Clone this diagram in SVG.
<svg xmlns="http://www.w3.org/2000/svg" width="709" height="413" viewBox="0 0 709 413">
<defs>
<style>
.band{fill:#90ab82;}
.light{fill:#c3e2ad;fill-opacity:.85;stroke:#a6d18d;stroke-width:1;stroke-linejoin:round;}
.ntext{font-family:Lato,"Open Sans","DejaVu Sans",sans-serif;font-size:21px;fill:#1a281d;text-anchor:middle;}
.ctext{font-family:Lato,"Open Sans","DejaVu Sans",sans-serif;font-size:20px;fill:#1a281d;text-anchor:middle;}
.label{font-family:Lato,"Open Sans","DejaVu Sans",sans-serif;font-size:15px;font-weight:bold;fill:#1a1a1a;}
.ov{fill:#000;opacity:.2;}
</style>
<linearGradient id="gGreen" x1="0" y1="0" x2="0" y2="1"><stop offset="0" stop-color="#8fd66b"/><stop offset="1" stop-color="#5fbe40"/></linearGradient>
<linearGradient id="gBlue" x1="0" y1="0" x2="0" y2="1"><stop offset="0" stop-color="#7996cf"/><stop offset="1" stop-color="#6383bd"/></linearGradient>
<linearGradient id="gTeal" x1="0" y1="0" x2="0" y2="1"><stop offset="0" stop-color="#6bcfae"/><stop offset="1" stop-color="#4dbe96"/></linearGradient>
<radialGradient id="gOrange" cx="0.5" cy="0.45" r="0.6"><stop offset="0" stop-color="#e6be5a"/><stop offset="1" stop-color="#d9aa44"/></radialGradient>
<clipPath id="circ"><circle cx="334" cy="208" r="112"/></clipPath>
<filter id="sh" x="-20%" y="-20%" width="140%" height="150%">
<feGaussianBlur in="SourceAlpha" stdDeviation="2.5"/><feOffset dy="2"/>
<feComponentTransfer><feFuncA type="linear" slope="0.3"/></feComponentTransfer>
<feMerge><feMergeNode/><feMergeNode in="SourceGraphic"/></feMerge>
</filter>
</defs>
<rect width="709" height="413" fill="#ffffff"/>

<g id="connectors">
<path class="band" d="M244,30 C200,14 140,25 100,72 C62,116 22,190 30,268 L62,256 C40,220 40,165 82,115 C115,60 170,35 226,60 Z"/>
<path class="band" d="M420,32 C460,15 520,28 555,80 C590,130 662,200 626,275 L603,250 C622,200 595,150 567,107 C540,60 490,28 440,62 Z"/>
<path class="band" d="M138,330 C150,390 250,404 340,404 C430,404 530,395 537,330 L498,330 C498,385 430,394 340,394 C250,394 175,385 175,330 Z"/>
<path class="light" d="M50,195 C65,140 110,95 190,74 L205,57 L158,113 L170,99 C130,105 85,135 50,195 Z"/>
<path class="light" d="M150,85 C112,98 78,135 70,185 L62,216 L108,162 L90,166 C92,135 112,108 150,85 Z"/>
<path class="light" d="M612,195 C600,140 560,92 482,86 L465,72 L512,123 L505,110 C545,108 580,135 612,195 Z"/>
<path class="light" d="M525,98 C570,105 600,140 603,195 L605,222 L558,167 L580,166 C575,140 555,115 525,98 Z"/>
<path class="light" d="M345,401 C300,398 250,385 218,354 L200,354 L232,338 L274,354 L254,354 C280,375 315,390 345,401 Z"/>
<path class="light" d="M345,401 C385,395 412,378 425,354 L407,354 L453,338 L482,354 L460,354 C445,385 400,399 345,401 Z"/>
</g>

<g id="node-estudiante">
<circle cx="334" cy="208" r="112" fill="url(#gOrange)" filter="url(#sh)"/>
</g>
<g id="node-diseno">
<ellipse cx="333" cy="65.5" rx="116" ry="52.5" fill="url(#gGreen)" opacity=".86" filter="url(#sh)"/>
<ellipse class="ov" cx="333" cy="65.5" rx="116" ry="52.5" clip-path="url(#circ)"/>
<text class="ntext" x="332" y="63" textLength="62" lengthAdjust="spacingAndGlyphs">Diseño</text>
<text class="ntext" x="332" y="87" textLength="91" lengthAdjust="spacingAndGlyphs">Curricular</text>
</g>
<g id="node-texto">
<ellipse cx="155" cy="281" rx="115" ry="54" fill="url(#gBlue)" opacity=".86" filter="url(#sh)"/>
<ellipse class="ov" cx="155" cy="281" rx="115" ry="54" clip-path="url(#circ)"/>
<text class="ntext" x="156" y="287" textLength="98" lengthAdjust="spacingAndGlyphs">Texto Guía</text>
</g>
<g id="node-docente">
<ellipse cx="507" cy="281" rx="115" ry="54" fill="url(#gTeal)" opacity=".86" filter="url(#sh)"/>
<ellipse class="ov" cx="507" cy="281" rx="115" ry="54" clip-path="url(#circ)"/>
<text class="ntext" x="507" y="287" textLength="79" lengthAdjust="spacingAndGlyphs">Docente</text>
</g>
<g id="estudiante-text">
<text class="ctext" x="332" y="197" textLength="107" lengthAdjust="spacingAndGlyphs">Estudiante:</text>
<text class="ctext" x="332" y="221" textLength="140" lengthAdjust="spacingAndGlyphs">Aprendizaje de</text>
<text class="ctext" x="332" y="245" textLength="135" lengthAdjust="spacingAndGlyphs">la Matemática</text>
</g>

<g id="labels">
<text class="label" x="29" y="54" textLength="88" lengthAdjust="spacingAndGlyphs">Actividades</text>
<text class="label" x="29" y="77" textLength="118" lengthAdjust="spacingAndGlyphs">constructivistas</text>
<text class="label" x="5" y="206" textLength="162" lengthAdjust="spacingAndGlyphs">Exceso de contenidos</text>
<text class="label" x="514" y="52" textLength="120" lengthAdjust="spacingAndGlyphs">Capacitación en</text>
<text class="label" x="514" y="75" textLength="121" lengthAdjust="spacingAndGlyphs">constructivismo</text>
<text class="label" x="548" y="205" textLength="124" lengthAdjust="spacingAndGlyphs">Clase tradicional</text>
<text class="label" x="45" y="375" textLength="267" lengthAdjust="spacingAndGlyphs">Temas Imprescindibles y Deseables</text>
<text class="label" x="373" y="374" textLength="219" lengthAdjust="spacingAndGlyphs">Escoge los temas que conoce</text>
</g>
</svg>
----------
▶ **What is needed**
Return all of the data word for word.

▶ **Solution to the exercise**
Clone this diagram in SVG.
<svg xmlns="http://www.w3.org/2000/svg" width="709" height="413" viewBox="0 0 709 413">
<defs>
<style>
.band{fill:#90ab82;}
.light{fill:#c3e2ad;fill-opacity:.85;stroke:#a6d18d;stroke-width:1;stroke-linejoin:round;}
.ntext{font-family:Lato,"Open Sans","DejaVu Sans",sans-serif;font-size:21px;fill:#1a281d;text-anchor:middle;}
.ctext{font-family:Lato,"Open Sans","DejaVu Sans",sans-serif;font-size:20px;fill:#1a281d;text-anchor:middle;}
.label{font-family:Lato,"Open Sans","DejaVu Sans",sans-serif;font-size:15px;font-weight:bold;fill:#1a1a1a;}
.ov{fill:#000;opacity:.2;}
</style>
<linearGradient id="gGreen" x1="0" y1="0" x2="0" y2="1"><stop offset="0" stop-color="#8fd66b"/><stop offset="1" stop-color="#5fbe40"/></linearGradient>
<linearGradient id="gBlue" x1="0" y1="0" x2="0" y2="1"><stop offset="0" stop-color="#7996cf"/><stop offset="1" stop-color="#6383bd"/></linearGradient>
<linearGradient id="gTeal" x1="0" y1="0" x2="0" y2="1"><stop offset="0" stop-color="#6bcfae"/><stop offset="1" stop-color="#4dbe96"/></linearGradient>
<radialGradient id="gOrange" cx="0.5" cy="0.45" r="0.6"><stop offset="0" stop-color="#e6be5a"/><stop offset="1" stop-color="#d9aa44"/></radialGradient>
<clipPath id="circ"><circle cx="334" cy="208" r="112"/></clipPath>
<filter id="sh" x="-20%" y="-20%" width="140%" height="150%">
<feGaussianBlur in="SourceAlpha" stdDeviation="2.5"/><feOffset dy="2"/>
<feComponentTransfer><feFuncA type="linear" slope="0.3"/></feComponentTransfer>
<feMerge><feMergeNode/><feMergeNode in="SourceGraphic"/></feMerge>
</filter>
</defs>
<rect width="709" height="413" fill="#ffffff"/>

<g id="connectors">
<path class="band" d="M244,30 C200,14 140,25 100,72 C62,116 22,190 30,268 L62,256 C40,220 40,165 82,115 C115,60 170,35 226,60 Z"/>
<path class="band" d="M420,32 C460,15 520,28 555,80 C590,130 662,200 626,275 L603,250 C622,200 595,150 567,107 C540,60 490,28 440,62 Z"/>
<path class="band" d="M138,330 C150,390 250,404 340,404 C430,404 530,395 537,330 L498,330 C498,385 430,394 340,394 C250,394 175,385 175,330 Z"/>
<path class="light" d="M50,195 C65,140 110,95 190,74 L205,57 L158,113 L170,99 C130,105 85,135 50,195 Z"/>
<path class="light" d="M150,85 C112,98 78,135 70,185 L62,216 L108,162 L90,166 C92,135 112,108 150,85 Z"/>
<path class="light" d="M612,195 C600,140 560,92 482,86 L465,72 L512,123 L505,110 C545,108 580,135 612,195 Z"/>
<path class="light" d="M525,98 C570,105 600,140 603,195 L605,222 L558,167 L580,166 C575,140 555,115 525,98 Z"/>
<path class="light" d="M345,401 C300,398 250,385 218,354 L200,354 L232,338 L274,354 L254,354 C280,375 315,390 345,401 Z"/>
<path class="light" d="M345,401 C385,395 412,378 425,354 L407,354 L453,338 L482,354 L460,354 C445,385 400,399 345,401 Z"/>
</g>

<g id="node-estudiante">
<circle cx="334" cy="208" r="112" fill="url(#gOrange)" filter="url(#sh)"/>
</g>
<g id="node-diseno">
<ellipse cx="333" cy="65.5" rx="116" ry="52.5" fill="url(#gGreen)" opacity=".86" filter="url(#sh)"/>
<ellipse class="ov" cx="333" cy="65.5" rx="116" ry="52.5" clip-path="url(#circ)"/>
<text class="ntext" x="332" y="63" textLength="62" lengthAdjust="spacingAndGlyphs">Diseño</text>
<text class="ntext" x="332" y="87" textLength="91" lengthAdjust="spacingAndGlyphs">Curricular</text>
</g>
<g id="node-texto">
<ellipse cx="155" cy="281" rx="115" ry="54" fill="url(#gBlue)" opacity=".86" filter="url(#sh)"/>
<ellipse class="ov" cx="155" cy="281" rx="115" ry="54" clip-path="url(#circ)"/>
<text class="ntext" x="156" y="287" textLength="98" lengthAdjust="spacingAndGlyphs">Texto Guía</text>
</g>
<g id="node-docente">
<ellipse cx="507" cy="281" rx="115" ry="54" fill="url(#gTeal)" opacity=".86" filter="url(#sh)"/>
<ellipse class="ov" cx="507" cy="281" rx="115" ry="54" clip-path="url(#circ)"/>
<text class="ntext" x="507" y="287" textLength="79" lengthAdjust="spacingAndGlyphs">Docente</text>
</g>
<g id="estudiante-text">
<text class="ctext" x="332" y="197" textLength="107" lengthAdjust="spacingAndGlyphs">Estudiante:</text>
<text class="ctext" x="332" y="221" textLength="140" lengthAdjust="spacingAndGlyphs">Aprendizaje de</text>
<text class="ctext" x="332" y="245" textLength="135" lengthAdjust="spacingAndGlyphs">la Matemática</text>
</g>

<g id="labels">
<text class="label" x="29" y="54" textLength="88" lengthAdjust="spacingAndGlyphs">Actividades</text>
<text class="label" x="29" y="77" textLength="118" lengthAdjust="spacingAndGlyphs">constructivistas</text>
<text class="label" x="5" y="206" textLength="162" lengthAdjust="spacingAndGlyphs">Exceso de contenidos</text>
<text class="label" x="514" y="52" textLength="120" lengthAdjust="spacingAndGlyphs">Capacitación en</text>
<text class="label" x="514" y="75" textLength="121" lengthAdjust="spacingAndGlyphs">constructivismo</text>
<text class="label" x="548" y="205" textLength="124" lengthAdjust="spacingAndGlyphs">Clase tradicional</text>
<text class="label" x="45" y="375" textLength="267" lengthAdjust="spacingAndGlyphs">Temas Imprescindibles y Deseables</text>
<text class="label" x="373" y="374" textLength="219" lengthAdjust="spacingAndGlyphs">Escoge los temas que conoce</text>
</g>
</svg>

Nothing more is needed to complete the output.